Article first appeared in the East Coast Gardener, Vol.3, No.5, and revised for the ARS Journal.

        This Chinese bamboo is said to be the most beautiful and elegant of all the bamboos. It has bright green new canes which age to yellow. The partially evergreen lush leaves are a fresh pea green. Unlike many, it is not an invasive spreading variety but a clumper - this is highly unusual for most other clumping bamboos are tropical. Fortunately for us in Nova Scotia, this high altitude Chinese species does best in a cool summer climate and is very hardy as well. The umbrella bamboo (Fargesia murielae) and fountain bamboo (F. nitida) are the hardiest for cold climates and when fully established easily tolerate winter lows of –25°C to -30°C (-13°F to –21°F) for very short periods. Fargesia nitida is very slightly hardier than F. murielae; both should be planted out of wind.
        Fargesia murielae sends up new canes called "culms" from late May to late June and reach full size in just a couple of weeks. These canes live for four or more years and eventually lose vigour and die out. As the clump becomes established, and with good growing conditions, new canes should reach 3-4 meters high (9-12 feet). The oldest plant in the area (in Dartmouth, N.S.) was received from the Arnold Arboretum by John Weagle around 1980 and was 12 feet high and about 6 feet across after fifteen years. As with most other umbrella bamboos, it flowered in 1998, produced a large garbage bag full of seed and is now dead. The next flowering for this species is estimated to be around the year 2085. The new canes of F. nitida appear as late as August.
        In fall, the older lower leaves of Fargesia murielae will turn bright yellow and drop. The newer ones will be retained. In all but our coldest years the foliage has stayed remarkably evergreen throughout the winter. It is a wonderful winter sight to see the leaves dusted with snow. Heavy wet snow loads can flatten the canes but they pop right back up when the snow melts. Be warned however; bamboo should not be planted along the path to the house, unless you are prepared to climb over flattened canes frozen in the snow! As well, after a rain the leaves, each holding a big drop of water, can soak you as you brush against them. By March the leaves get rather tattered but the new ones produced in May quickly push off the tired old ones.
        All bamboo of the same genus and species generally flower worldwide over a period of about five or more years after a given time period and then many species die.
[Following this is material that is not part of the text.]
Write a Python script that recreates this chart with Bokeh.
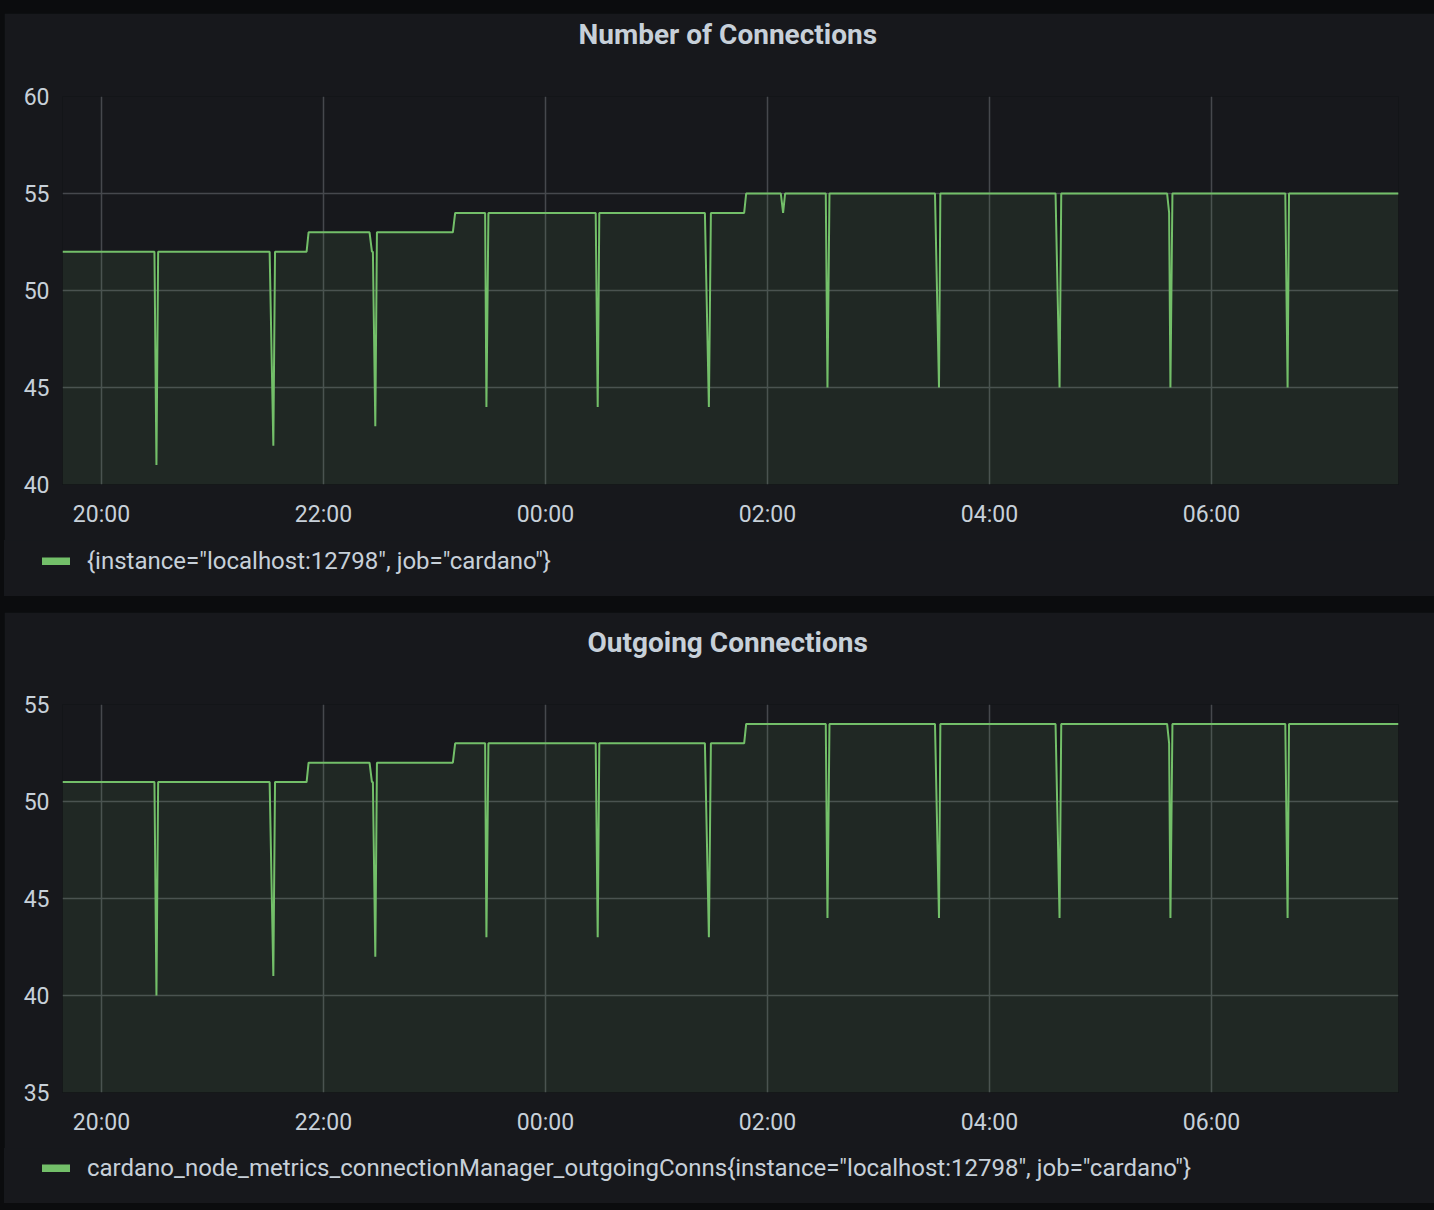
import pandas as pd
from bokeh.plotting import figure
from bokeh.models import (ColumnDataSource, Range1d, FixedTicker, DatetimeTickFormatter,
                          Legend, LegendItem, Spacer, Title)
from bokeh.layouts import column, row
from bokeh.embed import file_html
from bokeh.resources import INLINE

# ---------------- data ----------------
EVENING_DATE = "2021-06-14"
MORNING_DATE = "2021-06-15"

TIMES = [
    "19:38:55", "20:28:37", "20:29:42", "20:30:37",
    "21:30:53", "21:32:53", "21:33:48",
    "21:50:52", "21:51:56",
    "22:24:53", "22:26:11", "22:26:42", "22:28:00", "22:28:53",
    "23:09:55", "23:11:10",
    "23:27:22", "23:28:04", "23:29:09",
    "00:27:08", "00:28:13", "00:29:05",
    "01:26:10", "01:28:19", "01:29:24",
    "01:47:23", "01:48:28",
    "02:07:12", "02:08:26", "02:09:31",
    "02:31:30", "02:32:25", "02:33:30",
    "03:30:32", "03:32:42", "03:33:26",
    "04:35:42", "04:37:52", "04:38:47",
    "05:36:01", "05:37:06", "05:37:48", "05:38:53",
    "06:39:54", "06:41:08", "06:41:54",
    "07:41:05",
]

CONNECTIONS = [
    52, 52, 41, 52,
    52, 42, 52,
    52, 53,
    53, 52, 52, 43, 53,
    53, 54,
    54, 44, 54,
    54, 44, 54,
    54, 44, 54,
    54, 55,
    55, 54, 55,
    55, 45, 55,
    55, 45, 55,
    55, 45, 55,
    55, 54, 45, 55,
    55, 45, 55,
    55,
]

OUTGOING = [
    51, 51, 40, 51,
    51, 41, 51,
    51, 52,
    52, 51, 51, 42, 52,
    52, 53,
    53, 43, 53,
    53, 43, 53,
    53, 43, 53,
    53, 54,
    54, 54, 54,
    54, 44, 54,
    54, 44, 54,
    54, 44, 54,
    54, 53, 44, 54,
    54, 44, 54,
    54,
]

PANEL1_TITLE = "Number of Connections"
PANEL2_TITLE = "Outgoing Connections"
PANEL1_LEGEND = '{instance="localhost:12798", job="cardano"}'
PANEL2_LEGEND = 'cardano_node_metrics_connectionManager_outgoingConns{instance="localhost:12798", job="cardano"}'

X_START = "19:38:55"
X_END = "07:41:05"
X_TICKS = ["20:00", "22:00", "00:00", "02:00", "04:00", "06:00"]

Y1_RANGE = (40, 60)
Y1_TICKS = [40, 45, 50, 55, 60]
Y2_RANGE = (35, 55)
Y2_TICKS = [35, 40, 45, 50, 55]

# ---------------- style ----------------
BG_DARK = "#0b0c0e"
PANEL_BG = "#17181c"
GRID = "#46484d"
TEXT = "#c7d0d9"
GREEN = "#73BF69"
FONT = "Roboto"
LEFT_GAP = 4
W = 1434 - LEFT_GAP


def to_dt(t):
    h = int(t.split(":")[0])
    d = EVENING_DATE if h >= 12 else MORNING_DATE
    return pd.Timestamp(f"{d} {t}")


def to_ms(t):
    return to_dt(t).value // 10**6


def make_panel(title, values, yrange, yticks, height, top, bottom, title_offset):
    x = [to_dt(t) for t in TIMES]
    src = ColumnDataSource(dict(x=x, y=values, base=[yrange[0]] * len(values)))
    p = figure(width=W, height=height, x_axis_type="datetime",
               x_range=Range1d(to_dt(X_START), to_dt(X_END)),
               y_range=Range1d(*yrange),
               output_backend="svg", toolbar_location=None,
               min_border_left=62 - LEFT_GAP, min_border_right=36,
               min_border_top=top, min_border_bottom=bottom,
               background_fill_color=PANEL_BG, border_fill_color=PANEL_BG,
               outline_line_color=None)

    # gap between the frame and the title (closest to the frame)
    p.add_layout(Title(text=" ", text_font_size="1px", standoff=43), "above")
    p.add_layout(Title(text=title, align="left", text_color=TEXT, text_font=FONT,
                       text_font_size="28px", text_font_style="bold",
                       standoff=0, offset=title_offset), "above")

    p.varea(x="x", y1="base", y2="y", source=src, fill_color=GREEN, fill_alpha=0.1)
    p.line(x="x", y="y", source=src, line_color=GREEN, line_width=2)

    p.xaxis.ticker = FixedTicker(ticks=[to_ms(t) for t in X_TICKS])
    p.xaxis.formatter = DatetimeTickFormatter(hours="%H:%M", days="%H:%M",
                                              hourmin="%H:%M", minutes="%H:%M")
    p.yaxis.ticker = FixedTicker(ticks=yticks)
    for ax in (p.xaxis[0], p.yaxis[0]):
        ax.axis_line_color = None
        ax.major_tick_line_color = None
        ax.minor_tick_line_color = None
        ax.major_tick_out = 0
        ax.major_tick_in = 0
        ax.minor_tick_out = 0
        ax.minor_tick_in = 0
        ax.major_label_text_color = TEXT
        ax.major_label_text_font = FONT
        ax.major_label_text_font_size = "23px"
    p.xaxis.major_label_standoff = 16
    p.yaxis.major_label_standoff = 13

    p.xgrid.ticker = p.xaxis.ticker
    p.ygrid.ticker = p.yaxis.ticker
    for g in (p.xgrid[0], p.ygrid[0]):
        g.grid_line_color = GRID
        g.grid_line_width = 1.5
    return p, src


def make_legend(panel, src, label, height):
    # legend strip below a panel; the series line itself lies outside this strip's y-range,
    # only its legend swatch is visible
    lf = figure(width=W, height=height, x_range=panel.x_range, y_range=Range1d(0, 1),
                output_backend="svg", toolbar_location=None,
                min_border_left=0, min_border_right=0,
                min_border_top=0, min_border_bottom=0,
                x_axis_location=None, y_axis_location=None,
                background_fill_color=PANEL_BG, border_fill_color=PANEL_BG,
                outline_line_color=None)
    lf.xgrid.visible = False
    lf.ygrid.visible = False
    swatch = lf.line(x="x", y="y", source=src, line_color=GREEN, line_width=8,
                     line_cap="round")
    legend = Legend(items=[LegendItem(label=label, renderers=[swatch])],
                    location=(42 - LEFT_GAP, 21), orientation="horizontal",
                    padding=0, margin=0, spacing=0,
                    glyph_width=28, glyph_height=8, label_standoff=17,
                    label_text_font=FONT, label_text_font_size="24px",
                    label_text_color=TEXT,
                    background_fill_alpha=0, border_line_alpha=0)
    lf.add_layout(legend)
    # wrapped in its own row so its frame is not aligned with the panel above
    return row(lf, styles={"background-color": PANEL_BG})


p1, s1 = make_panel(PANEL1_TITLE, CONNECTIONS, Y1_RANGE, Y1_TICKS,
                    height=527, top=83, bottom=56, title_offset=516)
l1 = make_legend(p1, s1, PANEL1_LEGEND, 56)
p2, s2 = make_panel(PANEL2_TITLE, OUTGOING, Y2_RANGE, Y2_TICKS,
                    height=536, top=92, bottom=56, title_offset=525)
l2 = make_legend(p2, s2, PANEL2_LEGEND, 55)

panels = column(Spacer(width=W, height=13), p1, l1, Spacer(width=W, height=16), p2, l2,
                Spacer(width=W, height=7),
                styles={"background-color": BG_DARK})
layout = row(Spacer(width=LEFT_GAP, height=1210), panels,
             styles={"background-color": BG_DARK})

open("out.html", "w").write(file_html(layout, INLINE))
It should be noted that this synchronized flowering while observed in the wild may be more prevalent in the garden as many introductions are from a single clone. Because bamboo, as with most other plants, are given names and classified into genus and species based chiefly on their flowers it comes as no surprise that the names can be highly confusing. Ernest Wilson introduced the umbrella bamboo from China in 1913 and named it after his daughter, Muriel. The local Chinese of Hubei Province could not recall that this bamboo had flowered in recent memory though Wilson is believed to have collected seedlings later. Therefore, you will find this plant mistakenly listed in the past under many names - Arundinaria murielae, Sinoarundinaria murielae, Sinarundinaria murielae, Fargesia spathecus and, most recently and only until it flowered, as Thamnocalamus spathecus. In about 1995, Fargesia murielae started flowering and in Nova Scotia most plants flowered heavily in 1998 producing vast quantities of seed. Its flowering cycle is presumed to be approximately once every 92 years. It is a slow and expensive process to divide bamboo. We are fortunate to now have that solved with many seedlings about with a germination rate around 75 percent. The seedlings have shown some variation with a number of elegant, narrow leafed dwarfs appearing in the lot.

Fargesia murielae
Fargesia murielae..
Photo courtesy of of Plant Publicity Holland

Cultural Requirements
This bamboo does best in bright shade to partial shade. In full sun the leaves will roll, turn yellow and burn in winter. Choose a spot that will allow the bamboo to spread in time and allow for the eventual height. The site should be protected from wind especially in the winter, as the leaves can be evergreen. Bamboo looks especially good where they can be viewed from the house in winter.
        Bamboos demand good drainage and contrary to popular belief they are NOT water plants for bog or swampy soil. If water sits in the planting area at any time the site is too wet and the plants will die rapidly. Instead the soil should be evenly moist and never get dry. An acid loam is perfect but poor soils can be improved with the addition of peat, very well-rotted cow or sheep manure and a bit of garden fertilizer. Heavy soils are tolerated if the drainage is good. Plant the new bamboo no deeper than it was growing in the pot, mulch with pine bark mulch or pine needles and water heavily once a week heavily for the first summer.
        Fertilize every year with lawn fertilizer such as 6-12-12 before the new canes emerge. Keep the mulch replenished every year. Compost or well-rotted cow or sheep manure spread liberally over the root area in early spring will get the plants in high gear. An occasional light application of sand will supply the silica bamboos require to strengthen their canes. Once every few years the older less vigorous canes should be removed just below soil level to keep the grove looking fresh. Do not leave a stub above ground, as these can be brutally dangerous to children, pets, feet and knees. The old canes make perfect garden stakes when hung and dried under cover for a few weeks.

Pests
Bamboos are virtually trouble free in Nova Scotia given good cultural practices. A word of warning however; the bamboo mite is a serious problem in some areas of the West Coast and Europe and is very difficult to eradicate once established on the leaves, canes and rhizomes. This pest causes disfigurement of the leaves, and leaves become covered in what appears to be white rectangles areas sapped of chlorophylla by the web covered mites on the leaf undersides. Quarantine all imported bamboos for a year until you are absolutely certain they are pest-free. Should you discover any remove all leaves and burn, briskly rub the canes down with an insecticide soaked pad and apply a soil drench of an improved insecticide. We are lucky to have successfully avoided introduction of these mites so far.

New
These are exciting times for bamboo lovers. As with rhododendrons, a wealth of new high altitude Chinese bamboos are being collected and distributed. It may be some time before these are accurately identified and their hardiness determined. A few fargesias with promise for this area are Fargesia denudata, F. rufa, F. Juizhaigou #1 (especially attractive with reddish canes), F. robusta and host of others. We are presently testing these for hardiness in coastal Nova Scotia.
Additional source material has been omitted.